From shampoos and conditioners to stylers and serums, many people often link the health of their hair to the products they’re using. While the wrong products can contribute to brittle, dry, or damaged hair, there can be other factors affecting your strands–and your overall well-being.
Curious to know what your hair says about your health? We’ll cover four signs to watch out for as you care for your hair. (Plus, you’ll get tips like using moringa oil for hair loss so you can take care of your body.)
Stress and Gray Hair
We all know that stress can cause our bodies to go haywire–and it can contribute to turning your hair gray. Genetics plays a role as well; if your parents dealt with gray hair even at an early age, you may experience it as well. Nevertheless, oxidative and chronic stress is the most common cause of gray hair.

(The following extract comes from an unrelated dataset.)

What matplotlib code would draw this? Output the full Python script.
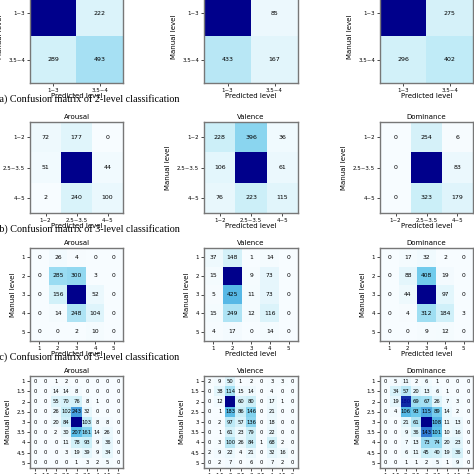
import numpy as np
import matplotlib
matplotlib.use("Agg")
import matplotlib.pyplot as plt
from matplotlib.colors import LinearSegmentedColormap

titles = ["Arousal", "Valence", "Dominance"]
lab2 = ["1~3", "3.5~4"]
lab3 = ["1~2", "2.5~3.5", "4~5"]
lab5 = ["1", "2", "3", "4", "5"]
lab9 = ["1", "1.5", "2", "2.5", "3", "3.5", "4", "4.5", "5"]

m2 = [
    [[1500, 222], [289, 493]],
    [[1500, 85], [433, 167]],
    [[1500, 275], [296, 402]],
]
m3 = [
    [[72, 177, 0], [51, 1500, 44], [2, 240, 100]],
    [[228, 396, 36], [106, 1000, 61], [76, 223, 115]],
    [[0, 254, 6], [0, 1400, 83], [0, 323, 179]],
]
m5 = [
    [[0, 26, 4, 0, 0], [0, 285, 300, 3, 0], [0, 156, 800, 52, 0], [0, 14, 248, 104, 0], [0, 0, 2, 10, 0]],
    [[37, 148, 1, 14, 0], [15, 800, 9, 73, 0], [5, 425, 11, 73, 0], [15, 249, 12, 116, 0], [4, 17, 0, 14, 0]],
    [[0, 17, 32, 2, 0], [0, 88, 408, 19, 0], [0, 44, 900, 97, 0], [0, 4, 312, 184, 3], [0, 0, 9, 12, 0]],
]
m9 = [
    [[0, 0, 1, 2, 0, 0, 0, 0, 0],
     [0, 0, 14, 14, 8, 0, 0, 0, 0],
     [0, 0, 55, 70, 76, 8, 1, 0, 0],
     [0, 0, 26, 102, 243, 32, 0, 0, 0],
     [0, 0, 20, 84, 400, 103, 8, 8, 0],
     [0, 0, 2, 30, 207, 161, 14, 26, 0],
     [0, 0, 0, 11, 78, 93, 9, 36, 0],
     [0, 0, 0, 3, 19, 39, 9, 34, 0],
     [0, 0, 0, 0, 1, 3, 2, 5, 0]],
    [[2, 9, 50, 1, 2, 0, 3, 3, 0],
     [0, 38, 114, 15, 14, 0, 4, 0, 0],
     [0, 12, 350, 60, 80, 0, 17, 1, 0],
     [0, 1, 183, 86, 146, 0, 21, 0, 0],
     [0, 2, 97, 57, 136, 0, 18, 0, 0],
     [0, 1, 61, 23, 79, 0, 22, 0, 0],
     [0, 3, 100, 26, 84, 1, 68, 2, 0],
     [2, 9, 22, 4, 21, 0, 32, 16, 0],
     [0, 2, 7, 0, 6, 0, 7, 2, 0]],
    [[0, 5, 11, 2, 6, 1, 0, 0, 0],
     [0, 34, 57, 20, 13, 6, 1, 0, 0],
     [0, 19, 180, 69, 67, 26, 7, 3, 0],
     [0, 4, 106, 93, 115, 89, 14, 2, 0],
     [0, 0, 21, 61, 200, 108, 11, 13, 0],
     [0, 0, 9, 36, 143, 101, 10, 16, 0],
     [0, 0, 7, 13, 73, 74, 20, 23, 0],
     [0, 0, 6, 11, 45, 40, 19, 36, 0],
     [0, 0, 1, 1, 2, 5, 1, 9, 0]],
]

cmap = LinearSegmentedColormap.from_list(
    "cm", ["#f7fcff", "#c8eef8", "#5ec4ea", "#2a6fd0", "#00008b"])

W = H = 474.0
fig = plt.figure(figsize=(4.74, 4.74), dpi=100)
cols = [(30, 123), (204, 298), (380, 473)]
rows = [(-10, 83, m2, lab2, 4.5), (122, 213, m3, lab3, 4.5),
        (248, 341, m5, lab5, 4.3), (376, 468, m9, lab9, 3.8)]
captions = [(99, "(a) Confusion matrix of 2-level classification"),
            (229, "(b) Confusion matrix of 3-level classification"),
            (357, "(c) Confusion matrix of 5-level classification")]

for (yt, yb, mats, labs, fs) in rows:
    for j, (xl, xr) in enumerate(cols):
        ax = fig.add_axes([xl / W, 1 - yb / H, (xr - xl) / W, (yb - yt) / H])
        a = np.array(mats[j])
        ax.imshow(a, cmap=cmap, aspect="auto", vmin=0, vmax=a.max())
        n = len(labs)
        for r in range(n):
            for c in range(n):
                v = a[r, c]
                col = "#00008b" if v > 0.8 * a.max() else "black"
                ax.text(c, r, str(v), ha="center", va="center", fontsize=fs, color=col)
        ax.set_xticks(range(n))
        ax.set_xticklabels(labs, fontsize=4)
        ax.set_yticks(range(n))
        ax.set_yticklabels(labs, fontsize=4)
        ax.tick_params(length=2, width=0.5, pad=1.5)
        ax.set_title(titles[j], fontsize=5, pad=2)
        ax.set_xlabel("Predicted level", fontsize=5, labelpad=0)
        ax.set_ylabel("Manual level", fontsize=5, labelpad=4)
        for s in ax.spines.values():
            s.set_color("#777777")
            s.set_linewidth(1.0)

for y, txt in captions:
    fig.text(-0.008, 1 - y / H, txt, fontsize=7.3, family="Liberation Serif", va="center")

fig.savefig("out.png", dpi=100)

Consider new ways to reduce stress in your life: take more time to relax, exercise, and maintain a healthy sleep schedule to make sure you recharge on a regular basis.
Hair Shedding and Anemia
If you’ve been noticing a lot of shedding hair recently, you might be dealing with anemia. You may notice excessive hair shedding during wash day or when you comb or brush your hair. Having anemia means that your body is depleted of iron. Be sure to eat iron-rich foods such as spinach, beans, lentils, seeds, nuts, whole wheat grains, and dry fruit. If you’re having concerns, talk to your doctor to confirm whether you’re facing anemia. Plus, you can ask your doctor about taking supplements to improve your iron levels.
Protein Deficiency and Hair Loss
Hair loss can also be caused by protein deficiency. If your protein intake is limited, then you might experience thinning hair or hair loss every once in a while. Protein is essential for hair growth and health; without it, your hair can become dull, lifeless, and thin. Include protein-rich foods in your diet such as tilapia, Greek yogurt, chicken breast, and chickpeas.
Flakes and Dandruff
If you notice white or yellowish flakes on your scalp, you might be dealing with dandruff. Dandruff can be caused by dry skin, irritation from hair products, oily skin, and more. While dandruff doesn’t necessarily indicate a serious health problem, it can be frustrating to deal with. Most cases of dandruff don’t require a doctor’s care and can be handled using over-the-counter shampoos. If that doesn’t help, visit your dermatologist for prescribed topical solutions to combat the issue.
While some issues with your hair are common, others can mask other health conditions. Taking care of your body makes a major difference in the health of your tresses. But paying attention to the overall health of your hair can help you identify deeper issues so you can tackle them.